Tuesday, January 13, 2009

Musical beginnings


As a child, I sang myself to sleep every night. After a round of early flute lessons, (Mrs. Rowe) and school chorus, (Ms Randall) I learned guitar from Albert Tulipani and piano from George Lehman. And from the first, I wrote songs & poems.

I started playing and singing in public when I was a freshman in high school. (Those high school talent shows.) Played a lot during college where I was a music major for three years. Every weekend, I played in little country churches and coffeehouses in proximity to Philadelphia, under the name Misti.

In the 80s I played near here often at a place called the Branchville Junction (which used to be a bar but is now and antique shop), as well as quite a few other places around here including some bars and private parties. For a couple of months at one point I used the name Sneakers Brady.

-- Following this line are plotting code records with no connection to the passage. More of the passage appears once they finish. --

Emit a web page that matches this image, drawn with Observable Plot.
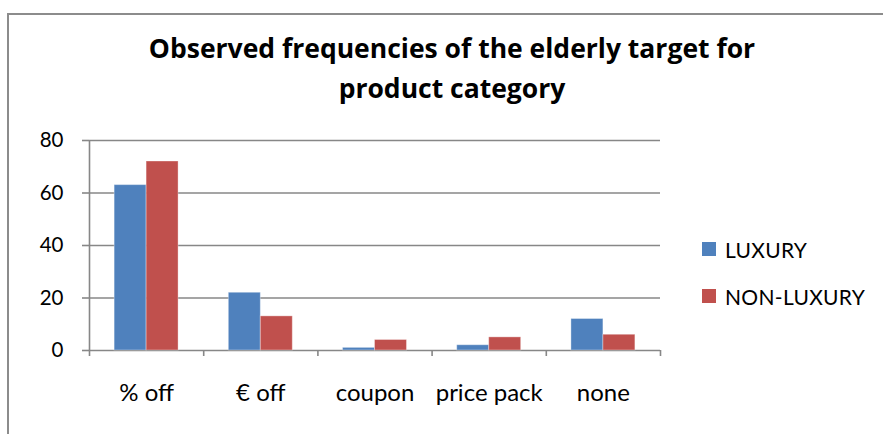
<!DOCTYPE html>
<html>
<head>
<meta charset="utf-8">
<script src="https://cdn.jsdelivr.net/npm/d3@7"></script>
<script src="https://cdn.jsdelivr.net/npm/@observablehq/plot@0.6"></script>
<style>
  body { margin: 0; background: #fff; font-family: Lato, "Open Sans", sans-serif; color: #000; }
  #chart { position: relative; width: 883px; height: 434px; overflow: hidden; background: #fff; }
  #frame { position: absolute; left: 7px; top: 13px; width: 1000px; height: 1000px;
           border-left: 2px solid #8c8c8c; border-top: 2px solid #8c8c8c; }
  #title { position: absolute; left: 0; top: 28px; width: 904px; text-align: center;
           font-family: "Open Sans", Lato, sans-serif;
           font-weight: bold; font-size: 26.5px; line-height: 40px; }
  #plot { position: absolute; left: 0; top: 120px; }
  #legend { position: absolute; left: 702px; top: 238px; font-size: 21px; letter-spacing: 0.3px; }
  #legend .row { display: flex; align-items: center; height: 22px; margin-bottom: 25px; }
  #legend .sw { width: 14px; height: 14px; margin-right: 9px; }
</style>
</head>
<body>
<div id="chart">
  <div id="frame"></div>
  <div id="title">Observed frequencies of the elderly target for<br>product category</div>
  <div id="plot"></div>
  <div id="legend"></div>
</div>
<script>
// Promotion types and observed counts for the elderly target
const categories = ["% off", "€ off", "coupon", "price pack", "none"];
const series = ["LUXURY", "NON-LUXURY"];
const luxury = [63, 22, 1, 2, 12];
const nonLuxury = [72, 13, 4, 5, 6];
const yTicks = [0, 20, 40, 60, 80];
const colors = ["#4f81bd", "#c0504d"];

// Long-format rows: one per category × series
const rows = categories.flatMap((c, i) => [
  {category: c, index: i, series: series[0], value: luxury[i]},
  {category: c, index: i, series: series[1], value: nonLuxury[i]}
]);

// Each category occupies one unit on x; the pair of bars sits in its middle
const barSpan = {"LUXURY": [0.22, 0.5], "NON-LUXURY": [0.5, 0.78]};
const boundaries = d3.range(categories.length + 1);
const centers = categories.map((c, i) => i + 0.5);
const gridColor = "#878787";

const plot = Plot.plot({
  width: 883,
  height: 314,
  marginLeft: 89,
  marginRight: 223,
  marginTop: 20,
  marginBottom: 84,
  style: {fontFamily: "Lato, 'Open Sans', sans-serif", background: "transparent"},
  x: {domain: [0, categories.length], axis: null},
  y: {domain: [0, 80], axis: null},
  color: {domain: series, range: colors},
  marks: [
    // horizontal gridlines
    Plot.ruleY(yTicks, {stroke: gridColor, strokeWidth: 1.6}),
    // value axis line
    Plot.ruleX([0], {y1: 0, y2: 80, stroke: gridColor, strokeWidth: 1.6}),
    Plot.axisY({ticks: yTicks, tickSize: 7, tickPadding: 19, stroke: gridColor,
                strokeWidth: 1.6, fontSize: 20.5, fill: "#000", label: null}),
    // category boundary ticks below the baseline
    Plot.axisX({ticks: boundaries, tickSize: 6, tickFormat: () => "", stroke: gridColor,
                strokeWidth: 1.6, label: null}),
    // category labels centred in each slot
    Plot.axisX({ticks: centers, tickSize: 0, tickPadding: 33, fontSize: 24, label: null,
                tickFormat: d => categories[Math.floor(d)], fill: "#000"}),
    Plot.rectY(rows, {
      x1: d => d.index + barSpan[d.series][0],
      x2: d => d.index + barSpan[d.series][1],
      y: "value",
      fill: "series",
      stroke: "#fff",
      strokeOpacity: 0.35,
      strokeWidth: 1
    })
  ]
});
document.getElementById("plot").appendChild(plot);

// Legend built from the plot's colour scale
const color = plot.scale("color");
const legend = d3.select("#legend");
series.forEach(s => {
  const row = legend.append("div").attr("class", "row");
  row.append("div").attr("class", "sw").style("background", color.apply(s));
  row.append("span").text(s);
});
</script>
</body>
</html>
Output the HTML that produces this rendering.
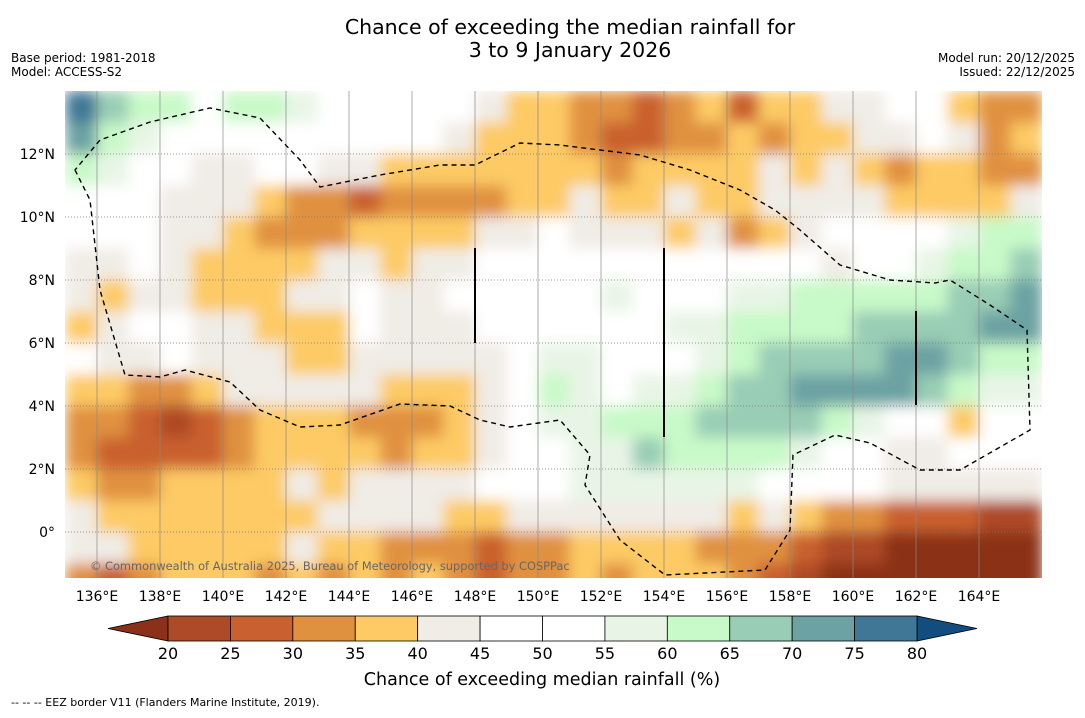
<!DOCTYPE html>
<html><head><meta charset="utf-8"><style>
body{margin:0;background:#fff;font-family:"Liberation Sans","DejaVu Sans",sans-serif}
</style></head><body>
<svg width="1085" height="713" viewBox="0 0 1085 713" xmlns="http://www.w3.org/2000/svg" font-family="DejaVu Sans, Liberation Sans, sans-serif">
<rect width="1085" height="713" fill="#fff"/>
<text x="570" y="34" font-size="20.5" text-anchor="middle">Chance of exceeding the median rainfall for</text>
<text x="570" y="57" font-size="20.5" text-anchor="middle">3 to 9 January 2026</text>
<text x="11" y="62" font-size="12">Base period: 1981-2018</text>
<text x="11" y="76" font-size="12">Model: ACCESS-S2</text>
<text x="1075" y="62" font-size="12" text-anchor="end">Model run: 20/12/2025</text>
<text x="1075" y="76" font-size="12" text-anchor="end">Issued: 22/12/2025</text>
<defs>
<clipPath id="mapclip"><rect x="65" y="91" width="977" height="487"/></clipPath>
<filter id="smooth" x="65" y="91" width="977" height="504" filterUnits="userSpaceOnUse"><feGaussianBlur stdDeviation="7" edgeMode="duplicate"/></filter>
</defs>
<g clip-path="url(#mapclip)"><g id="cells" filter="url(#smooth)"></g></g>
<g id="grid" clip-path="url(#mapclip)"></g>
<g clip-path="url(#mapclip)">
<path fill="none" stroke="#000" stroke-width="1.4" stroke-dasharray="5,4" d="M75,170 L90,200 L100,290 L125,375 L160,377 L185,370 L230,382 L260,410 L300,427 L340,425 L400,404 L450,406 L480,420 L510,427 L560,420 L590,455 L585,485 L620,540 L665,575 L765,570 L790,530 L793,455 L835,435 L870,443 L920,470 L960,470 L1030,430 L1027,330 L990,305 L950,280 L935,283 L890,280 L840,265 L800,230 L775,210 L740,190 L690,170 L640,155 L600,150 L560,145 L520,143 L475,165 L440,165 L380,175 L320,187 L300,160 L260,118 L210,108 L150,122 L100,140 Z"/>
<line x1="475" y1="248" x2="475" y2="343" stroke="#000" stroke-width="2"/>
<line x1="664" y1="248" x2="664" y2="437" stroke="#000" stroke-width="2"/>
<line x1="916" y1="311" x2="916" y2="405" stroke="#000" stroke-width="2"/>
</g>
<text x="90" y="570" font-size="11.4" fill="#666">© Commonwealth of Australia 2025, Bureau of Meteorology, supported by COSPPac</text>
<g id="axes"></g>
<g id="cbar"></g>
<text x="542" y="685" font-size="17.5" text-anchor="middle">Chance of exceeding median rainfall (%)</text>
<text x="11" y="706" font-size="11">--  --  -- EEZ border V11 (Flanders Marine Institute, 2019).</text>
</svg>
<script>
const lonStart=135, latTop=14, pxPerDeg=31.5, x0=65.5, y0=91;
const lonTicks=[136,138,140,142,144,146,148,150,152,154,156,158,160,162,164];
const latTicks=[0,2,4,6,8,10,12];
const cbarBounds=[20,25,30,35,40,45,50,55,60,65,70,75,80];
const cbarColors=["#ad4a27","#c9602f","#e0913f","#fdca65","#f0ece6","#ffffff","#ffffff","#e8f5e6","#c8f9c8","#99cdb5","#6ca2a3","#417796"];
const grid=[
[77,67,62,62,52,62,62,57,52,52,52,52,47,42,37,37,32,32,27,32,37,27,37,37,42,42,47,47,37,32,32],
[72,62,57,52,52,47,52,52,52,52,52,52,42,37,37,37,32,27,27,32,32,37,32,37,37,42,42,47,42,32,37],
[62,57,52,52,42,42,47,47,42,42,37,37,37,37,37,37,37,32,37,37,37,37,42,37,42,37,32,37,37,32,32],
[52,52,52,42,42,42,37,32,32,27,32,32,32,32,37,37,42,37,37,42,37,37,42,42,42,42,37,37,37,37,42],
[47,47,52,42,42,37,32,32,32,37,37,37,37,42,42,47,42,42,42,37,42,32,37,42,47,52,52,52,57,62,62],
[42,42,47,42,37,37,37,37,42,42,37,42,42,47,47,52,52,52,52,52,52,52,52,52,42,47,52,57,62,62,67],
[42,37,42,42,37,37,37,42,42,47,42,42,47,52,52,52,52,57,52,52,52,57,57,62,62,62,62,62,67,67,72],
[37,42,47,47,42,42,37,37,37,47,42,42,42,47,52,52,52,52,52,57,57,62,62,62,62,67,67,67,67,72,72],
[47,42,42,47,42,42,42,37,37,42,42,42,42,42,52,57,57,52,52,52,57,62,67,67,67,67,72,72,67,62,62],
[37,37,32,32,37,42,42,42,42,42,37,37,37,42,52,62,57,52,57,57,62,67,67,72,72,72,72,67,62,57,57],
[32,32,27,22,27,32,37,37,37,32,32,32,37,42,52,57,57,62,62,62,67,67,67,67,62,57,52,52,37,47,47],
[32,27,27,27,27,32,37,37,37,37,32,37,37,42,47,52,57,57,67,62,62,62,62,57,52,52,42,42,47,47,47],
[37,32,32,37,37,37,37,42,37,42,42,42,42,47,52,52,57,57,57,57,57,57,52,52,47,47,42,42,42,42,42],
[42,37,37,37,37,37,37,37,42,42,42,42,37,37,42,42,42,42,42,42,42,37,42,37,32,32,27,27,27,22,22],
[42,42,37,37,37,37,37,42,37,37,32,32,32,27,32,32,37,37,37,37,32,32,32,27,22,22,15,15,15,15,15],
[32,27,32,37,37,37,32,37,32,37,32,37,32,27,32,32,37,32,37,37,37,32,27,22,15,15,15,15,15,15,15]
];
const NS="http://www.w3.org/2000/svg";
function xOf(lon){return x0+(lon-lonStart)*pxPerDeg;}
function yOf(lat){return y0+(latTop-lat)*pxPerDeg;}
function colorOf(v){if(v<cbarBounds[0])return "#8b3119";if(v>=cbarBounds[cbarBounds.length-1])return "#124d80";
 for(let i=0;i<cbarColors.length;i++){if(v<cbarBounds[i+1])return cbarColors[i];}return "#124d80";}
function mk(tag,attrs,parent){const e=document.createElementNS(NS,tag);for(const k in attrs)e.setAttribute(k,attrs[k]);parent.appendChild(e);return e;}
const cg=document.getElementById('cells');
grid.forEach((row,r)=>row.forEach((v,c)=>{
 const rc=mk('rect',{x:xOf(lonStart+c),y:yOf(latTop-r),width:pxPerDeg+0.6,height:pxPerDeg+0.6,fill:colorOf(v)},cg);
 
 
}));
const gg=document.getElementById('grid'), ag=document.getElementById('axes');
lonTicks.forEach(l=>{
 const ln=mk('line',{x1:xOf(l),x2:xOf(l),y1:91,y2:578,stroke:'#888','stroke-width':0.7},gg);
 
 
 const t=mk('text',{x:xOf(l),y:601,'font-size':14,'text-anchor':'middle'},ag);t.textContent=l+'°E';
 
 
});
latTicks.forEach(l=>{
 const ln=mk('line',{x1:65,x2:1042,y1:yOf(l),y2:yOf(l),stroke:'#777','stroke-width':0.7,'stroke-dasharray':'1,2'},gg);
 
 
 const t=mk('text',{x:55,y:yOf(l)+5,'font-size':14,'text-anchor':'end'},ag);t.textContent=l===0?'0°':l+'°N';
 
 
});
const cb=document.getElementById('cbar'), cbx0=168, cbx1=917, cby=616, cbh=25;
const seg=(cbx1-cbx0)/cbarColors.length;
const lt=mk('polygon',{points:`108,${cby+cbh/2} ${cbx0},${cby} ${cbx0},${cby+cbh}`,fill:'#8b3119',stroke:'#000','stroke-width':0.8},cb);


const rt=mk('polygon',{points:`977,${cby+cbh/2} ${cbx1},${cby} ${cbx1},${cby+cbh}`,fill:'#124d80',stroke:'#000','stroke-width':0.8},cb);


cbarColors.forEach((c,i)=>{
 const r=mk('rect',{x:cbx0+i*seg,y:cby,width:seg,height:cbh,fill:c,stroke:'#000','stroke-width':0.8},cb);
 
 
});
cbarBounds.forEach((b,i)=>{
 const t=mk('text',{x:cbx0+i*seg,y:659,'font-size':16,'text-anchor':'middle'},cb);t.textContent=b;
 
 
});
</script>
</body></html>
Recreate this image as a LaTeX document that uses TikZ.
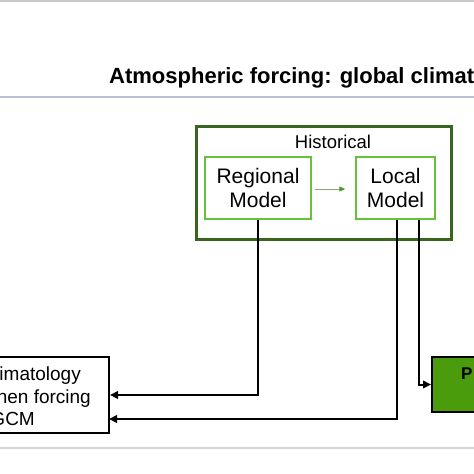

In my travels, I got double booked, sang though pretzel fights in a college bar etc. Once down in Milford, I had a bar stool kicked out from under me right after the only gig of a band I was in for a while (called the Hammertown Project) Once at the little Branchville Junction, which was usually a quiet spot, a fight broke out - they threw the guy out into the parking log and locked the door until the police came. I just kept singing while people hollered and a chair or two fell over. What the heck...  My very last paid gig before giving it up for a decade was in hotel bar where two guys who were drunk out of their minds and danced together despite the fact that I am not really a dance band! Go figure.

When I lived in North Conway, NH (around 1990), and was working as a reporter there, I used to play my songs at an open mic at a little coffee bar called ZUM ZUM's. This open mic was really open -- to poetry and monologue as well as music.

North Conway was a great trip with musicians like Dickie Tilton and Peter White and poets like Arizona Zipper who read his amazing Haiku off a match-book while Dickie Tildon improvised on the keyboard. There was a fine group of poets there who called themselves the White Mountain Poets. I have some good memories of my time in that place. The photo was taken in North Conway, New Hampshire by a colleague at Jackson Square's USO Night.

Now here it is 2010. Let it be a year of music.